Occupancy bottlenecks from register pressure. Each thread in a kernel uses a number of registers. An SM has a fixed register file (65 536 32-bit registers on recent architectures). If your kernel uses 128 registers per thread and blocks of 256 threads, only 2 blocks can live on the SM simultaneously: that is 512 active threads out of a theoretical maximum of 2048. Low occupancy means fewer warps to hide memory latency, and the SM stalls waiting for loads to return.

Shared memory bank conflicts. Shared memory is divided into 32 banks. If multiple threads in a warp access the same bank simultaneously (but different addresses), the accesses serialise. A naively written transpose kernel hits this by default.
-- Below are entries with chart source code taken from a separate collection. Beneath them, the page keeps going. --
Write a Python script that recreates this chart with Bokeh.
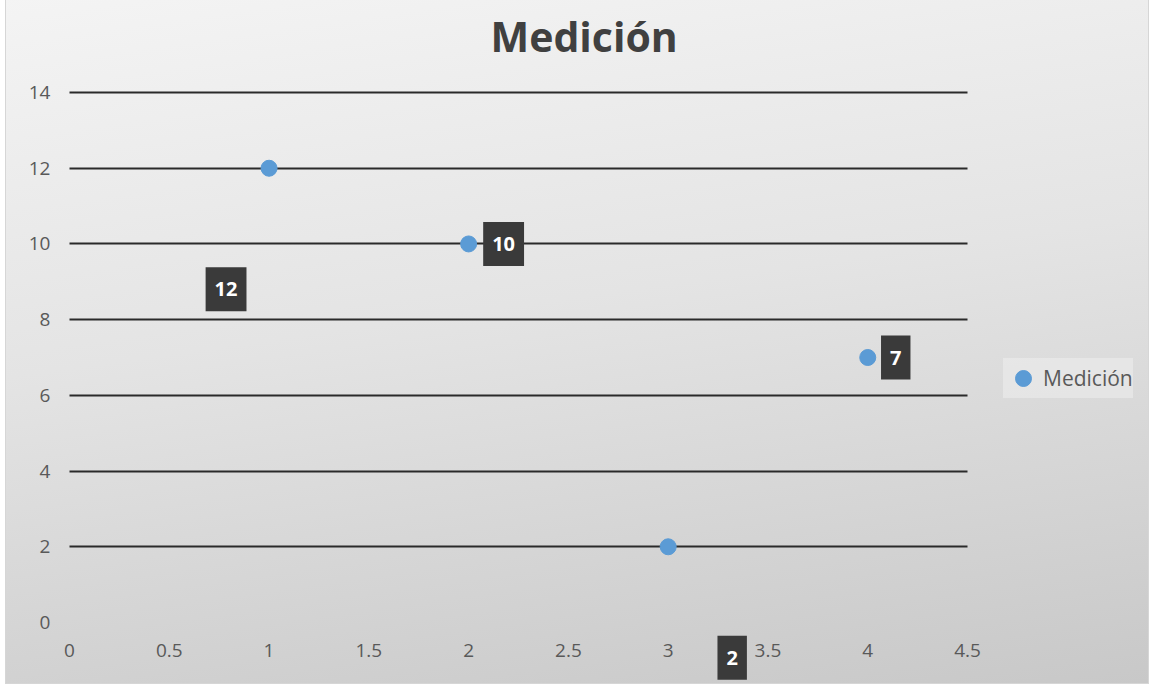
from bokeh.plotting import figure
from bokeh.models import FixedTicker, NumeralTickFormatter, Label, Legend, LegendItem, Range1d
from bokeh.embed import file_html
from bokeh.resources import INLINE

# ---- data ----
x_values = [1, 2, 3, 4]
y_values = [12, 10, 2, 7]
series_name = "Medición"
title_text = "Medición"
x_ticks = [0, 0.5, 1, 1.5, 2, 2.5, 3, 3.5, 4, 4.5]
y_ticks = [0, 2, 4, 6, 8, 10, 12, 14]

# ---- label placement (screen pixel offsets, style only) ----
label_dx = [-43, 35, 64, 28]
label_dy = [-121, 0, -111, 0]

FONT = "Open Sans"
TXT = "#595959"

p = figure(
    width=1142, height=688,
    frame_width=1121, frame_height=617,
    min_border_left=20, min_border_right=1, min_border_top=70, min_border_bottom=1,
    x_range=Range1d(-0.2154, 5.4018), y_range=Range1d(-1.585, 14.714),
    output_backend="svg", toolbar_location=None,
)
p.styles = {
    "background": "linear-gradient(172deg, #f4f4f4 0%, #e4e4e4 45%, #c8c8c8 100%)",
    "border": "1px solid #d6d6d6",
    "margin": "-6px 0 0 5px",
}
p.background_fill_alpha = 0
p.border_fill_alpha = 0
p.outline_line_color = None

p.title.text = title_text
p.title.align = "left"
p.title.vertical_align = "top"
p.title.text_font = FONT
p.title.text_font_size = "41px"
p.title.text_font_style = "bold"
p.title.text_color = "#404040"
p.title.standoff = 0
p.title.offset = 464

# axes placed at the zero lines
p.xaxis.fixed_location = 0
p.yaxis.fixed_location = 0
p.xaxis.ticker = FixedTicker(ticks=x_ticks)
p.yaxis.ticker = FixedTicker(ticks=y_ticks)
p.xaxis.formatter = NumeralTickFormatter(format="0.[0]")
for ax in (p.xaxis[0], p.yaxis[0]):
    ax.axis_line_color = None
    ax.major_tick_line_color = None
    ax.minor_tick_line_color = None
    ax.major_label_text_font = FONT
    ax.major_label_text_font_size = "19px"
    ax.major_label_text_color = TXT
p.xaxis.major_label_standoff = 16
p.yaxis.major_label_standoff = 13

p.xgrid.grid_line_color = None
p.ygrid.ticker = FixedTicker(ticks=[t for t in y_ticks if t != 0])
p.ygrid.cross_bounds = (0, 4.5)
p.ygrid.grid_line_color = "#2a2a2a"
p.ygrid.grid_line_width = 2

r = p.scatter(x_values, y_values, size=16, color="#5b9bd5", line_color="#5b9bd5")

for xv, yv, dx, dy in zip(x_values, y_values, label_dx, label_dy):
    lab = Label(
        x=xv, y=yv, x_offset=dx, y_offset=dy, text=str(yv),
        text_align="center", text_baseline="middle",
        text_font=FONT, text_font_size="20px", text_font_style="bold",
        text_color="white",
        background_fill_color="#3a3a3a", background_fill_alpha=1.0,
        padding=dict(x=9, y=15),
    )
    p.add_layout(lab)

legend = Legend(
    items=[LegendItem(label=series_name, renderers=[r])],
    location=(977, 284),
    background_fill_color="#efefef", background_fill_alpha=0.55,
    border_line_color=None,
    label_text_font=FONT, label_text_font_size="21px", label_text_color=TXT,
    glyph_width=40, glyph_height=40, padding=0, spacing=0, margin=0,
    label_standoff=0,
)
p.add_layout(legend)

open("out.html", "w").write(file_html(p, INLINE))
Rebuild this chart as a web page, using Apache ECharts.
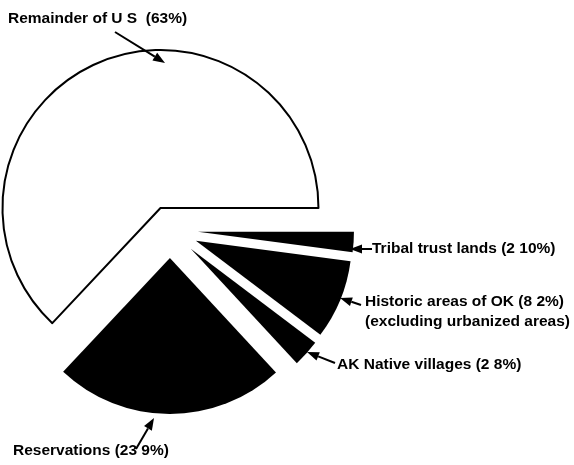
<html lang="en">
<head>
    <meta charset="UTF-8">
    <title>land areas pie</title>
    <script src="https://cdn.jsdelivr.net/npm/echarts@6/dist/echarts.min.js"></script>
    <style>
        html, body { margin: 0; padding: 0; background: #fff; }
        #chart { width: 574px; height: 465px; }
    </style>
</head>
<body>
<div id="chart"></div>
<script type="text/javascript">

    // slices, clockwise from 3 o'clock
    var names = ['Tribal trust lands', 'Historic areas of OK', 'AK Native villages', 'Reservations', 'Remainder of U S'];
    var values = [2.1, 8.2, 2.8, 23.9, 63];
    var labelText = ['Tribal trust lands (2 10%)', 'Historic areas of OK (8 2%)\n(excluding urbanized areas)',
        'AK Native villages (2 8%)', 'Reservations (23 9%)', 'Remainder of U S  (63%)'];

    // where each label sits (left, middle) and its arrow [from x, from y, tip x, tip y]
    var labelPos = [[372, 249], [365, 312], [337, 365], [13, 451], [8, 19]];
    var arrows = [[372, 249, 350, 249], [361, 305, 340, 298], [335, 363, 307, 352],
        [136, 449, 154, 418], [115, 32, 165, 63]];

    var REMAINDER = 4;

    function pieData(white) {
        return values.map(function (v, i) {
            var isRem = i === REMAINDER;
            var show = white ? isRem : !isRem;
            return {
                name: names[i],
                value: v,
                selected: show,
                itemStyle: show ? (white ? {color: '#fff', borderColor: '#000', borderWidth: 2}
                    : {color: '#000', borderWidth: 0}) : {color: 'rgba(0,0,0,0)', borderWidth: 0}
            };
        });
    }

    function makeSeries(white) {
        return {
            type: 'pie',
            center: [170, 230],
            radius: [0, white ? 158 : 156],
            startAngle: 0,
            clockwise: true,
            selectedMode: 'multiple',
            selectedOffset: white ? 24 : 28,
            silent: true,
            emphasis: {disabled: true},
            label: {show: false},
            labelLine: {show: false},
            data: pieData(white)
        };
    }

    var graphics = [];

    // labels
    labelText.forEach(function (t, i) {
        graphics.push({
            type: 'text', silent: true, z: 100,
            x: labelPos[i][0], y: labelPos[i][1],
            style: {
                text: t, fill: '#000',
                font: 'bold 15.5px "Liberation Sans"',
                lineHeight: 20,
                align: 'left', verticalAlign: 'middle'
            }
        });
    });

    // arrows: a line plus a small head at the tip
    arrows.forEach(function (a) {
        var dx = a[2] - a[0], dy = a[3] - a[1];
        var len = Math.sqrt(dx * dx + dy * dy);
        var ux = dx / len, uy = dy / len;
        var bx = a[2] - ux * 12, by = a[3] - uy * 12;
        graphics.push({
            type: 'line', silent: true, z: 100,
            shape: {x1: a[0], y1: a[1], x2: bx, y2: by},
            style: {stroke: '#000', lineWidth: 2}
        });
        graphics.push({
            type: 'polygon', silent: true, z: 100,
            shape: {points: [[a[2], a[3]], [bx - uy * 4.5, by + ux * 4.5], [bx + uy * 4.5, by - ux * 4.5]]},
            style: {fill: '#000'}
        });
    });

    var myChart = echarts.init(document.getElementById('chart'));
    myChart.setOption({
        animation: false,
        backgroundColor: '#fff',
        series: [makeSeries(true), makeSeries(false)],
        graphic: graphics
    });

</script>
</body>
</html>
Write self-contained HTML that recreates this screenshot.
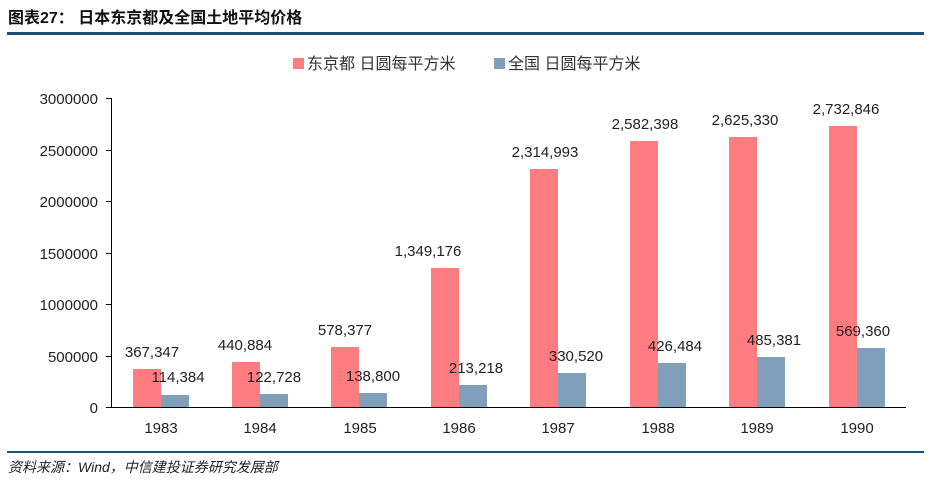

Launch overhead at small batch sizes. Each kernel launch carries a few microseconds of CPU-side overhead. At inference with batch size 1, a model with hundreds of small operations can spend more time on launch overhead and HBM round-trips between kernels than on actual arithmetic. This is the primary motivation for CUDA Graphs (replay a pre-recorded sequence of launches) and kernel fusion.

Warp divergence in quantised kernels. Mixed-precision or grouped-quantisation kernels that choose different dequantisation paths per group can create warp-level divergence, negating some of the throughput gains from reducing data volume.

Host-device synchronisation. Any cudaDeviceSynchronize() call or .item() call in PyTorch stalls the CPU until the GPU finishes, serialising the pipeline. In training loops with per-step loss logging this is a common, silent performance killer.